Monday 27 June 2016

Movie Review: High Anxiety (1977)


A parody of Alfred Hitchcock's signature films, High Anxiety stumbles and falls into low-brow comedy of the stupid kind.

The respected Dr. Richard Thorndyke (Mel Brooks) arrives in Los Angeles to take over as the head of the Psycho Neurotic Institute for the Very, Very Nervous. The previous head died under mysterious circumstances, and Richard soon encounters the weird characters who make up the hospital staff. Nurse Diesel (Cloris Leachman) hisses evil and looks like death warmed over, the oily Dr. Montague (Harvey Korman) is ambitious and incompetent, while Dr. Wentworth (Dick Van Patten) appears nervous enough to be a patient and is primed to be the next victim.

Thorndyke, who suffers from a fear of heights condition known as high anxiety, meets some of the patients and finds wealthy industrialist Arthur Brisbane (Charlie Callas) locked in his room, acting like a dog. On a trip to San Francisco to attend a conference, Thorndyke is approached by the icy blonde and breathless Victoria Brisbane (Madeline Kahn), Arthur's daughter, who wants to help her father. After a series of strange events, Thorndyke begins to suspect that the Institute is home to a nefarious conspiracy.

Directed, produced and co-written by Brooks, High Anxiety attempts to recreate the parody success of Young Frankenstein, this time by celebrating psychological suspense thrillers, but fails miserably. With a complete absence of ambiance, plot, or wit, Brooks defaults to lowest common denominator primitive humour, and the film collapses into a series of unrelated and entirely unsophisticated sketches.

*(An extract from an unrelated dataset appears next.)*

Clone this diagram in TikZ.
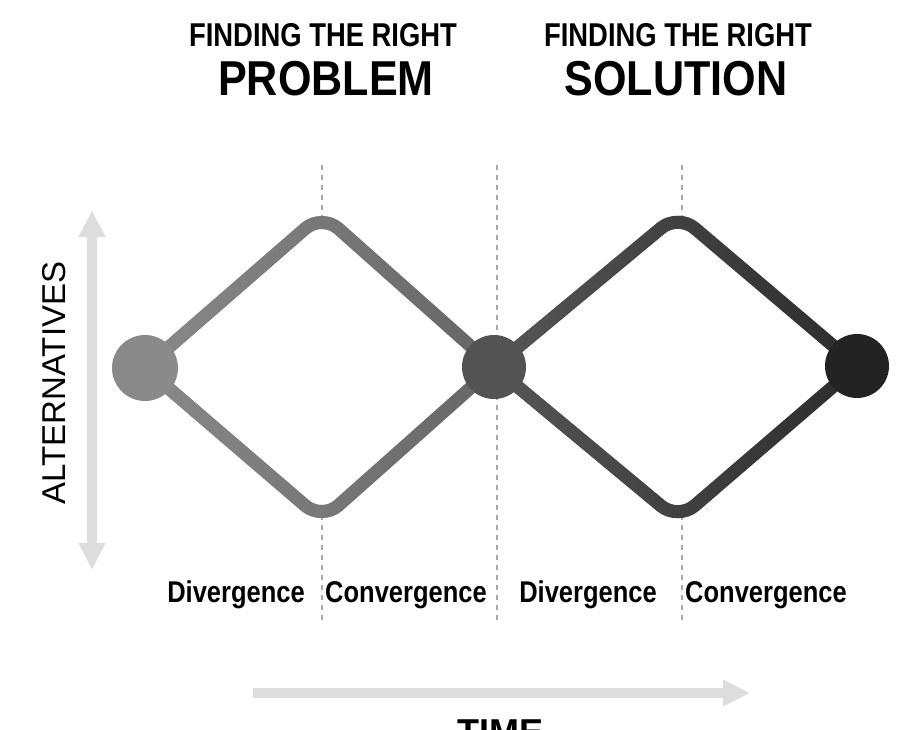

Scenes that are meant to be funny depict a psychiatric patient acting like a dog; a murder committed by loud music; and secret sadomasochistic sessions at the institute. While the suspense genre relies on nuance, hints of danger and careful build-up, High Anxiety dispenses with anything resembling a deft touch and piles on the harsh juvenile antics, almost all of which fall flat, with many of the scenes unnecessarily extended in length to mask the absence of substance.

The references to Hitchcock are plenty, including the recreation of scenes and themes from North By Northwest, Psycho, Vertigo, The Birds, Dial M For Murder and Spellbound. The Psycho shower attack scene is telegraphed minutes in advance, but the execution is still clever. Perhaps the one good joke in the film riffs on The Birds, with the feathered critters finding a new way to take their revenge on humans. Otherwise Brooks and his team of three other writers are unable to weave anything resembling an actual story worth following, and High Anxiety defaults to a line-them-up-and knock-them-down series of obvious references to other films.

All the performances are ridiculously over the top, with Leachman particularly guilty of manic excess. High Anxiety attempts to salute the master of suspense, but delivers a heap of nonsense instead.